Les grosses entreprises font appel à des agences spécialisées pour développer des jeux en flash ou des vidéos. Le contenu fait souvent appel aux références geeks (Star Wars, Pac Man, et compagnie). Les geeks relayent l’information sur leurs blogs, forums etc. et le buzz démarre. Le film Bienvenue chez les ch’tis a fait par exemple appel à une agence, Supergazol, pour faire son buzz. Ces agences recrutent des Community Manager dont le rôle est de créer et d’animer des communautés autour d’un produit, de publier des contenus (commentaires sur les forums et les blog, posts sur des Digg-likes, relais sur des réseaux sociaux, etc.). Il s’agit là de véritable campagne de publicité… mais sur le web.

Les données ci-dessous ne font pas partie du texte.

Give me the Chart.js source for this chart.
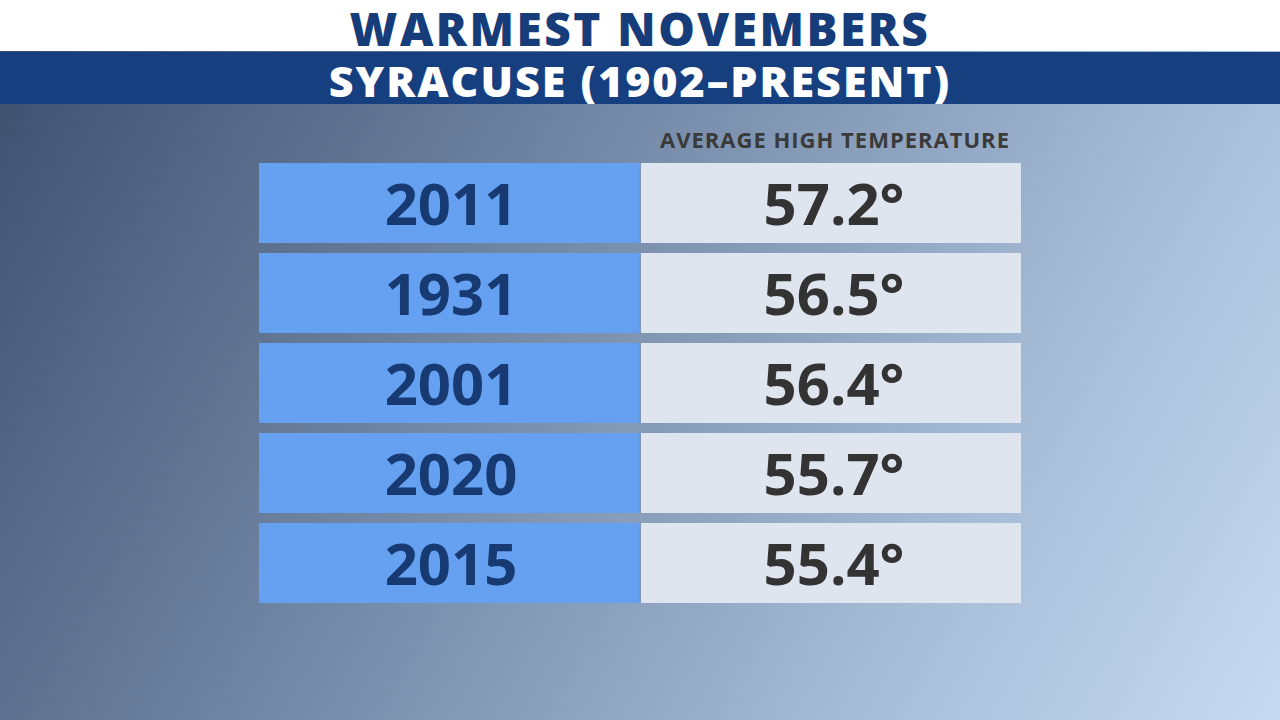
<!DOCTYPE html>
<html><head><meta charset="utf-8">
<script src="https://cdn.jsdelivr.net/npm/chart.js@4"></script>
<style>
body{margin:0;width:1280px;height:720px;overflow:hidden;font-family:"Open Sans",Lato,sans-serif;
background:linear-gradient(120deg,#3c4d6c 0%,#7388a6 40%,#a7bcd7 75%,#c6daf1 100%);position:relative}
#t1{position:absolute;left:0;top:0;width:1280px;height:51px;background:#fff;color:#163d7a;font-weight:800;font-size:46px;text-align:center;line-height:56px;letter-spacing:2.5px}
#t2{position:absolute;left:0;top:52px;width:1280px;height:52px;background:#163f7f;color:#fff;font-weight:800;font-size:43px;text-align:center;line-height:58px;letter-spacing:2px}
#sub{position:absolute;left:635px;width:400px;top:124px;color:#3a3a3a;font-weight:700;font-size:22px;text-align:center;letter-spacing:1px}
canvas{position:absolute;left:0;top:0}
</style></head><body>
<div id="t1">WARMEST NOVEMBERS</div>
<div id="t2">SYRACUSE (1902–PRESENT)</div>
<div id="sub">AVERAGE HIGH TEMPERATURE</div>
<canvas id="c" width="1280" height="720"></canvas>
<script>
const years = ['2011', '1931', '2001', '2020', '2015'];
const temps = [57.2, 56.5, 56.4, 55.7, 55.4];
const yearCell = [380, 380, 380, 380, 380];
const tempCell = [382, 382, 382, 382, 382];

const cellText = {
  id: 'cellText',
  afterDatasetsDraw(chart) {
    const ctx = chart.ctx;
    ctx.save();
    ctx.textAlign = 'center';
    ctx.textBaseline = 'middle';
    ctx.font = '700 58px "Open Sans", Lato, sans-serif';
    chart.getDatasetMeta(0).data.forEach((bar, i) => {
      ctx.fillStyle = '#173a72';
      ctx.fillText(years[i], (bar.base + bar.x) / 2 + 2, bar.y + 5);
    });
    chart.getDatasetMeta(1).data.forEach((bar, i) => {
      ctx.fillStyle = '#333333';
      ctx.fillText(temps[i].toFixed(1) + '°', (bar.base + bar.x) / 2 + 4, bar.y + 5);
    });
    ctx.restore();
  }
};

new Chart(document.getElementById('c').getContext('2d'), {
  type: 'bar',
  data: {
    labels: years,
    datasets: [
      { data: yearCell, backgroundColor: '#66a0f0', barPercentage: 1, categoryPercentage: 80/90 },
      { data: tempCell, backgroundColor: '#dfe5ee', barPercentage: 1, categoryPercentage: 80/90,
        borderWidth: { left: 2 }, borderColor: '#7f95b4', borderSkipped: false }
    ]
  },
  options: {
    indexAxis: 'y',
    responsive: false,
    animation: false,
    layout: { padding: { left: 259, right: 259, top: 158, bottom: 112 } },
    scales: {
      x: { stacked: true, display: false, min: 0, max: 762 },
      y: { stacked: true, display: false }
    },
    plugins: { legend: { display: false }, tooltip: { enabled: false } }
  },
  plugins: [cellText]
});
</script>
</body></html>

Pour les petites PME, les budgets requis ne sont pas abordables. Si on veut faire du buzz soi même, le premier point est de s’intéresser à Internet et de comprendre comment ça marche. Je rencontre beaucoup de gens dont le cahier des charges pour leur site web se limite à des aspects graphiques. Ces gens limitent leur utilisation d’Internet à l’achat de billets de trains et à des recherches basiques sur Google. Et ils veulent faire du buzz, être numéro un sur les moteurs, sans jamais se poser la question du contenu qu’ils veulent offrir à leurs clients. Un peu comme si un commerçant imaginait la vitrine de son magasin, sans se poser la question de ce qu’il va mettre dans ses rayons. Ensuite il faut trouver les sites relais et les communautés dans sa cible. Si le contenu d’un site de designer est par exemple repris dans Yanko Design, LE magazine web dédié au Design, c’est le début de la gloire. Si on est musicien, une présence sur MySpace est obligatoire, si on est photographe il faut mettre ses photos sur Flickr, etc. Alimenter son site et ceux de sa communauté est un bon moyen pour acquérir une notoriété ciblée.

28 octobre 2008

Mathilde Bohrmann, est co-fondatrice d’UGAL, solutions de CMS pour PME. Elle a participé à la création de plusieurs sites web, dont surcouf.com, et était précédemment Directrice Marketing et R&D chez LaCie.